What to work on
Take the material below and extract the lines from the one with "Give me the TikZ source for this diagram." through the one with "text depth=15pt] (ritransformable)", word for word, without pictures.

------ Data listing ------

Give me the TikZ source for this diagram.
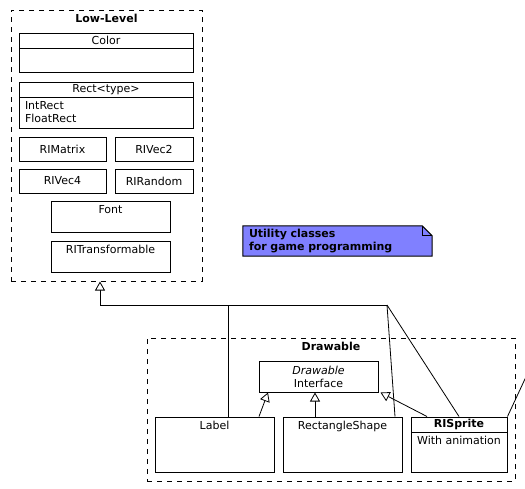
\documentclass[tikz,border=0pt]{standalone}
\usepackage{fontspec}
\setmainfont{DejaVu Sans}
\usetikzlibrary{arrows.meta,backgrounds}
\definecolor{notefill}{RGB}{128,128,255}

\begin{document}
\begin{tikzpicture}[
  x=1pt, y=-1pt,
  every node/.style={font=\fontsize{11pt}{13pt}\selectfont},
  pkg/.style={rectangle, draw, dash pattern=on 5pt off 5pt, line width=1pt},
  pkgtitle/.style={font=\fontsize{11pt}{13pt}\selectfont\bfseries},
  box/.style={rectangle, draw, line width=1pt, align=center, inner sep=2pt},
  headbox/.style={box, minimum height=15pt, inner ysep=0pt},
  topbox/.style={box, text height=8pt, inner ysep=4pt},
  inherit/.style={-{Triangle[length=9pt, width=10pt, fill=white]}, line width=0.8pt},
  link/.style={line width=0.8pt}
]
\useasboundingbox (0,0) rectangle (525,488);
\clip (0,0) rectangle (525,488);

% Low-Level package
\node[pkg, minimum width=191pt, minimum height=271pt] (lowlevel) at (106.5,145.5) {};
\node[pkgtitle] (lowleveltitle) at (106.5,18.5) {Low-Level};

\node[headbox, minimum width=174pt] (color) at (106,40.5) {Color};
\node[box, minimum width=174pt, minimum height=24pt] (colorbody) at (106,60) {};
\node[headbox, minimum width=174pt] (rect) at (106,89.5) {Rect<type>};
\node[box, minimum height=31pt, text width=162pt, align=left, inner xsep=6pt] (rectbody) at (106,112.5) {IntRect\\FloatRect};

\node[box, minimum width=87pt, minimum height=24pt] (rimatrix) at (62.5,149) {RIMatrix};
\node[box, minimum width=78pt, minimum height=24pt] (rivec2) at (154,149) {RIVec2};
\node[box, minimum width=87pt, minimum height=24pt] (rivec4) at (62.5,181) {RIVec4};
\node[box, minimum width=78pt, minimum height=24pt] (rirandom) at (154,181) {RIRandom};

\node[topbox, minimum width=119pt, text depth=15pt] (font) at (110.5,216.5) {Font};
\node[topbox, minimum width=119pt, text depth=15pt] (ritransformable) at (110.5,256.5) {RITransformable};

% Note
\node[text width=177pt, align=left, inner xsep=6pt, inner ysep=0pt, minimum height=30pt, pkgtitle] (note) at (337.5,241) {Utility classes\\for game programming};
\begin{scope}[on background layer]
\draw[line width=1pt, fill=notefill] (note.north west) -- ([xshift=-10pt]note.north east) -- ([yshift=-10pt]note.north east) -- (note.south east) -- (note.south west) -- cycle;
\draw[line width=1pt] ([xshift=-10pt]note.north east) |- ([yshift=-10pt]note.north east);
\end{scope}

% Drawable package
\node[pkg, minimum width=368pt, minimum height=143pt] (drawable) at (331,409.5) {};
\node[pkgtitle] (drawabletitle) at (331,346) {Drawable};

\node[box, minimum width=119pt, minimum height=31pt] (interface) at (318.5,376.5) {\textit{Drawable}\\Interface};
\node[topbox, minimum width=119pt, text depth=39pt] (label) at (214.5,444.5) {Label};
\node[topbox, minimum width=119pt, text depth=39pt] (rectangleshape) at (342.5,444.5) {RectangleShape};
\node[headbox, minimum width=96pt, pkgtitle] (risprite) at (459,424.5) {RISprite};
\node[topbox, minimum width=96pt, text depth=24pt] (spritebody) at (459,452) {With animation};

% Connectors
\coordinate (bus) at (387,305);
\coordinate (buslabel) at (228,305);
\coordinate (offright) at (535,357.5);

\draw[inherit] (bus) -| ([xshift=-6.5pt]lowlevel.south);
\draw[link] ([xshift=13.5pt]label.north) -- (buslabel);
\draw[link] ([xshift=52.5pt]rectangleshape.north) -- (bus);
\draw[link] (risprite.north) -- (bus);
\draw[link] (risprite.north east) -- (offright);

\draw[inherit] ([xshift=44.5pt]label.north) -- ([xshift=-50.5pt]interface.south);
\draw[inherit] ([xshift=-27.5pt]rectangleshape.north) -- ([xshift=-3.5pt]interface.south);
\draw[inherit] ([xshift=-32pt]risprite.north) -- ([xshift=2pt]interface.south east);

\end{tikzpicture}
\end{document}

------
------ Data listing ------

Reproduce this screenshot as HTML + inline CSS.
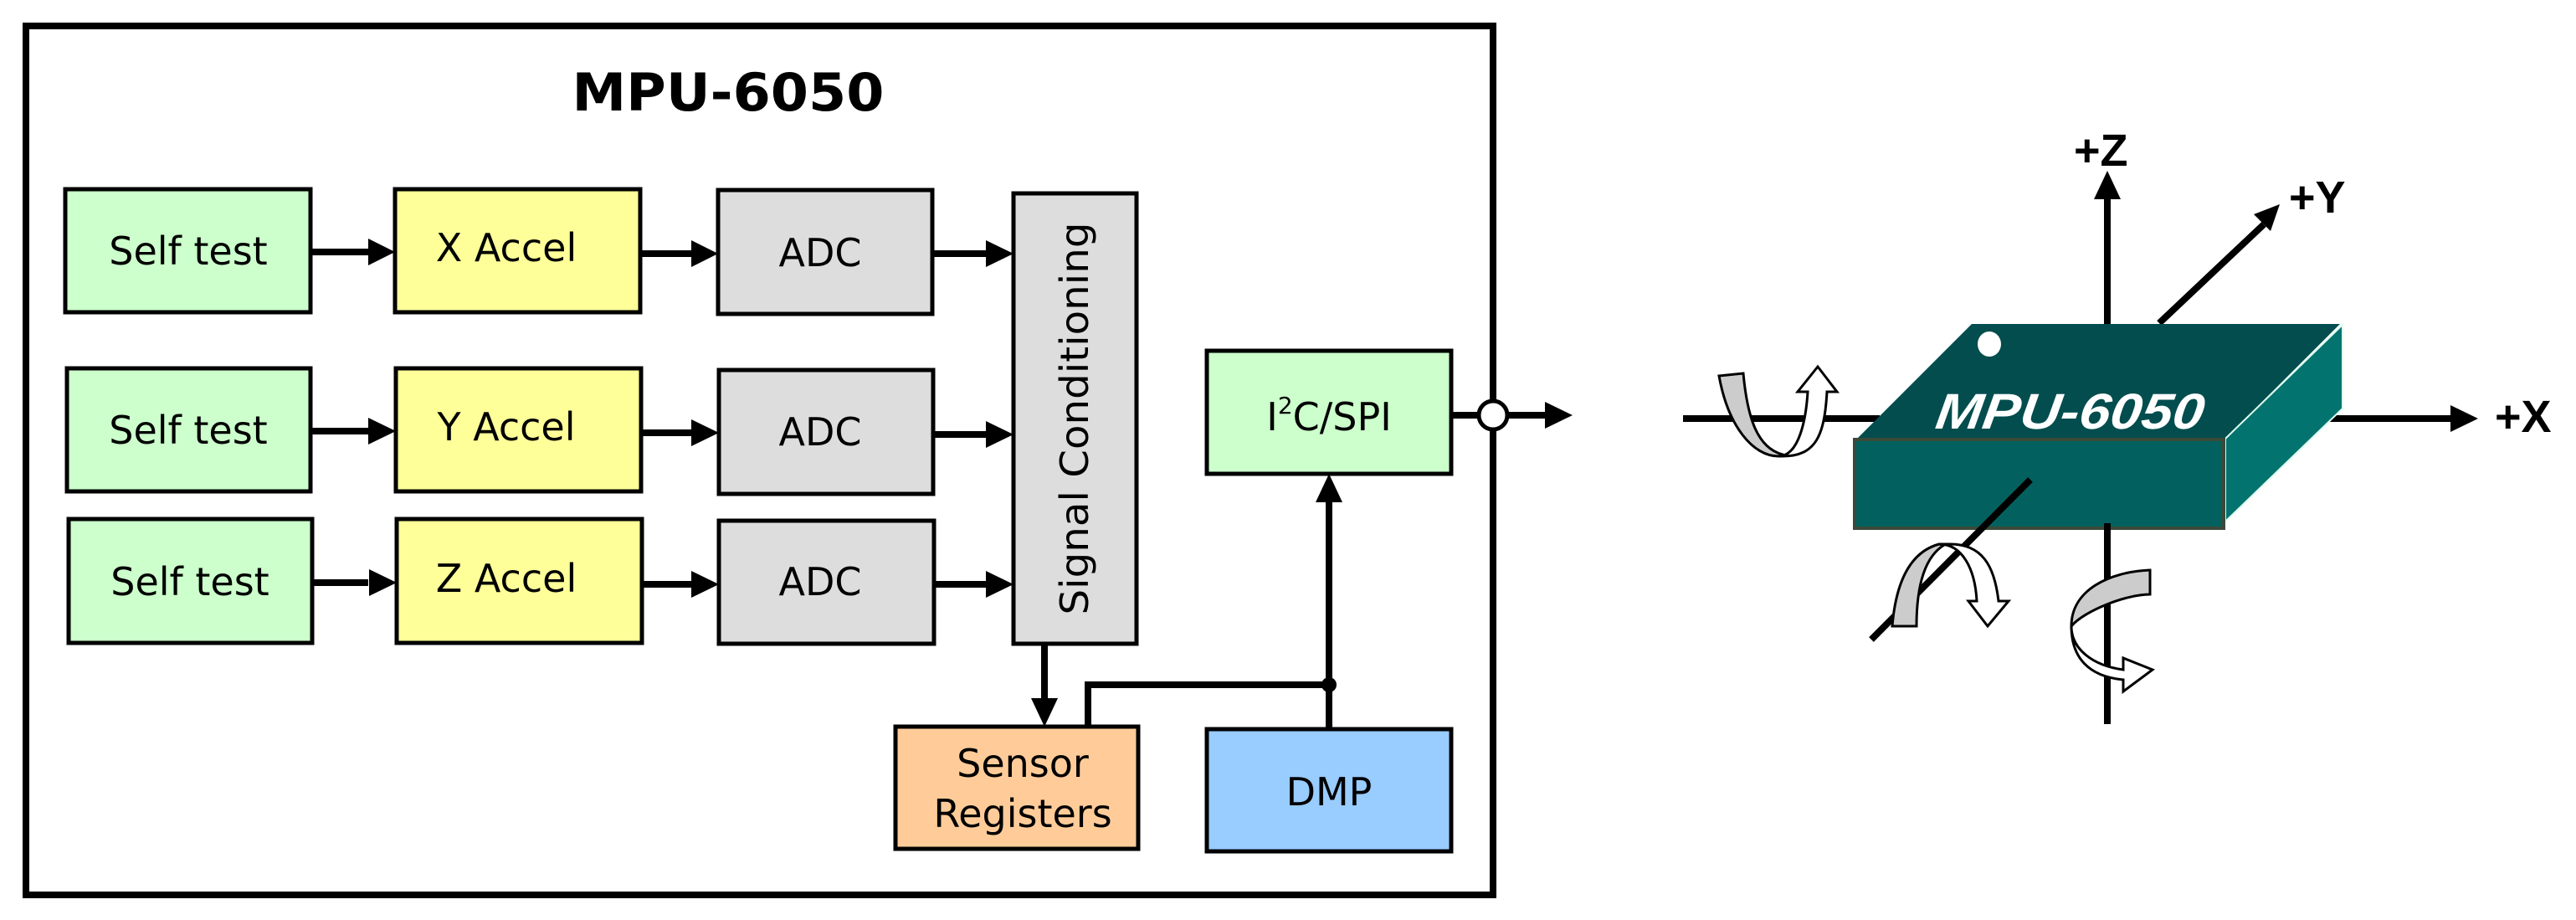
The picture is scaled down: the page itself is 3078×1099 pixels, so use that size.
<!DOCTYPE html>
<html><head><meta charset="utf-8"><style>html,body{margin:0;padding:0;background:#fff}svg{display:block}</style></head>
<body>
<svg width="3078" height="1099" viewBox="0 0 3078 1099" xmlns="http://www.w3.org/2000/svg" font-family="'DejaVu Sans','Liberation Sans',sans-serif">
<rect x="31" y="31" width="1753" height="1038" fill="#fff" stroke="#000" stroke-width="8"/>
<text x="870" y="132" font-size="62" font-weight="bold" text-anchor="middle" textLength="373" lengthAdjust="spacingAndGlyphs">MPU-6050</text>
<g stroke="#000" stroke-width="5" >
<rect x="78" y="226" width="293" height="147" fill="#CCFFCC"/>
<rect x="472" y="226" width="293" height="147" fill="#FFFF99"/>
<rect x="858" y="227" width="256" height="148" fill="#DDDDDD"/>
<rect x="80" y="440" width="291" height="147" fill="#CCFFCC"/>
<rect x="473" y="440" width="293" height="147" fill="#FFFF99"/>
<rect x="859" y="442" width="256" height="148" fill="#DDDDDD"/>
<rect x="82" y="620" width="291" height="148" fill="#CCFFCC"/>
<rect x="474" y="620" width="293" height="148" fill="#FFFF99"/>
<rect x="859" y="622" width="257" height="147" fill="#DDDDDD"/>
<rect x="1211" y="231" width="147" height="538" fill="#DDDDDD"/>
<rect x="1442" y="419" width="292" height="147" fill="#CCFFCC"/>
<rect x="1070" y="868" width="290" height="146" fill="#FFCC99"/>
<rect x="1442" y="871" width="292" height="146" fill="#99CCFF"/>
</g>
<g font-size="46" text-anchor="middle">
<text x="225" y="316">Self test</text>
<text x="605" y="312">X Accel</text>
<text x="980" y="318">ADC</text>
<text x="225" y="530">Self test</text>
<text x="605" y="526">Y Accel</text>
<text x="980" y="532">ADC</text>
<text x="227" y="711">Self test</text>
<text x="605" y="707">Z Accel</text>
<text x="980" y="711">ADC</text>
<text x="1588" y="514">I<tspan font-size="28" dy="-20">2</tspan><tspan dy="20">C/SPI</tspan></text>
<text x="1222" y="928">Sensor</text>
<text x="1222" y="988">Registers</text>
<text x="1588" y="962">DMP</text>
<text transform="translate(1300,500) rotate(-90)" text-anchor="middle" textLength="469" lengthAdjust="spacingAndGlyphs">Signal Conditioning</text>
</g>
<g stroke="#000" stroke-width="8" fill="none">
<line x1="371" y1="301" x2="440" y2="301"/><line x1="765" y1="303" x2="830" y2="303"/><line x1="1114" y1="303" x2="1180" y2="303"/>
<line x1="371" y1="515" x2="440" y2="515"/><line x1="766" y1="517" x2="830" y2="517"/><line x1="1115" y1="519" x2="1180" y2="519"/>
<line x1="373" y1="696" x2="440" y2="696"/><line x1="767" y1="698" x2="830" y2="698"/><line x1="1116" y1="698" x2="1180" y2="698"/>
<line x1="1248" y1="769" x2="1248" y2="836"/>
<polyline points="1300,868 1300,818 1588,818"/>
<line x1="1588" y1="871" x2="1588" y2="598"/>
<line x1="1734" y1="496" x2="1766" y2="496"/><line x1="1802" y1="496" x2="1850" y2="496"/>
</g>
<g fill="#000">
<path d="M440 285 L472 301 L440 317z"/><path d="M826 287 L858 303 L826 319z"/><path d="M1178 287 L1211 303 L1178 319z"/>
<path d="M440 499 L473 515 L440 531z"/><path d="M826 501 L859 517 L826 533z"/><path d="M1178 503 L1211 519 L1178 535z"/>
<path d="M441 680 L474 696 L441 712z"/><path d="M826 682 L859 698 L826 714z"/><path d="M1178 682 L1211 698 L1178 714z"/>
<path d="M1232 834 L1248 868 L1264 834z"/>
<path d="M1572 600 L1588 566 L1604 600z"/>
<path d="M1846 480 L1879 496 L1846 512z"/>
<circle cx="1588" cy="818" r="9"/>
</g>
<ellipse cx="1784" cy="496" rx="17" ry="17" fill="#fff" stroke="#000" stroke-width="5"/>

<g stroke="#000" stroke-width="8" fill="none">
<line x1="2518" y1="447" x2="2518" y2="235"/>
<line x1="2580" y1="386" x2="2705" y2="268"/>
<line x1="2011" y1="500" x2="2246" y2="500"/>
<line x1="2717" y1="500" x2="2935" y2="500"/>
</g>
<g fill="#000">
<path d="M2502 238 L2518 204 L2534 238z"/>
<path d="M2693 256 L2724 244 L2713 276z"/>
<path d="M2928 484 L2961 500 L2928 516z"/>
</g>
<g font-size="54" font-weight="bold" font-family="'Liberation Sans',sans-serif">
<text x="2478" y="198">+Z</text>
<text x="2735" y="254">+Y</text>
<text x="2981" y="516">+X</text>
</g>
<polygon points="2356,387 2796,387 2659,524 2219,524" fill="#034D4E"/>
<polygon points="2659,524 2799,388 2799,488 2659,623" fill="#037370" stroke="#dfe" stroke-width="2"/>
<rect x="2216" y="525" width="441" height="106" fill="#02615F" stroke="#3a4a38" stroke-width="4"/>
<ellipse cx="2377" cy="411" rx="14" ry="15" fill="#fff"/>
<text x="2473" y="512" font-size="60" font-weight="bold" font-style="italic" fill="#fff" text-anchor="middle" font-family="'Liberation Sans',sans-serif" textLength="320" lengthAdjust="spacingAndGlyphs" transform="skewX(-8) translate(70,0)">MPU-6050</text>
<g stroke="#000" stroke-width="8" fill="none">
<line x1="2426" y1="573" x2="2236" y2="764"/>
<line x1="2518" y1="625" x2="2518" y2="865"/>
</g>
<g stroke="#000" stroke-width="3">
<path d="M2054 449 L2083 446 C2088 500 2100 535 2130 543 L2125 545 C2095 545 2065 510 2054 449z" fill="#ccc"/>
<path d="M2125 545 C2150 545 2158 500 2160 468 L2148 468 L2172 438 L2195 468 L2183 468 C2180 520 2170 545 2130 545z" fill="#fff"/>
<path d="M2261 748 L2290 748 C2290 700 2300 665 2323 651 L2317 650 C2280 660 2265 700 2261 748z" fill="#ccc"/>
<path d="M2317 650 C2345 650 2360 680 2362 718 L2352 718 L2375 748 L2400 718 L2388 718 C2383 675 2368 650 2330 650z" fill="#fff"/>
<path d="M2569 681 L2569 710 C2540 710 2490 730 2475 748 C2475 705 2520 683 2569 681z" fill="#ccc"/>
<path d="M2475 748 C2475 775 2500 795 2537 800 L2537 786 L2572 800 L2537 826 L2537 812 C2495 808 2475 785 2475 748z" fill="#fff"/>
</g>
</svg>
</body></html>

------

Complete output
Give me the TikZ source for this diagram.
\documentclass[tikz,border=0pt]{standalone}
\usepackage{fontspec}
\setmainfont{DejaVu Sans}
\usetikzlibrary{arrows.meta,backgrounds}
\definecolor{notefill}{RGB}{128,128,255}

\begin{document}
\begin{tikzpicture}[
  x=1pt, y=-1pt,
  every node/.style={font=\fontsize{11pt}{13pt}\selectfont},
  pkg/.style={rectangle, draw, dash pattern=on 5pt off 5pt, line width=1pt},
  pkgtitle/.style={font=\fontsize{11pt}{13pt}\selectfont\bfseries},
  box/.style={rectangle, draw, line width=1pt, align=center, inner sep=2pt},
  headbox/.style={box, minimum height=15pt, inner ysep=0pt},
  topbox/.style={box, text height=8pt, inner ysep=4pt},
  inherit/.style={-{Triangle[length=9pt, width=10pt, fill=white]}, line width=0.8pt},
  link/.style={line width=0.8pt}
]
\useasboundingbox (0,0) rectangle (525,488);
\clip (0,0) rectangle (525,488);

% Low-Level package
\node[pkg, minimum width=191pt, minimum height=271pt] (lowlevel) at (106.5,145.5) {};
\node[pkgtitle] (lowleveltitle) at (106.5,18.5) {Low-Level};

\node[headbox, minimum width=174pt] (color) at (106,40.5) {Color};
\node[box, minimum width=174pt, minimum height=24pt] (colorbody) at (106,60) {};
\node[headbox, minimum width=174pt] (rect) at (106,89.5) {Rect<type>};
\node[box, minimum height=31pt, text width=162pt, align=left, inner xsep=6pt] (rectbody) at (106,112.5) {IntRect\\FloatRect};

\node[box, minimum width=87pt, minimum height=24pt] (rimatrix) at (62.5,149) {RIMatrix};
\node[box, minimum width=78pt, minimum height=24pt] (rivec2) at (154,149) {RIVec2};
\node[box, minimum width=87pt, minimum height=24pt] (rivec4) at (62.5,181) {RIVec4};
\node[box, minimum width=78pt, minimum height=24pt] (rirandom) at (154,181) {RIRandom};

\node[topbox, minimum width=119pt, text depth=15pt] (font) at (110.5,216.5) {Font};
\node[topbox, minimum width=119pt, text depth=15pt] (ritransformable) at (110.5,256.5) {RITransformable};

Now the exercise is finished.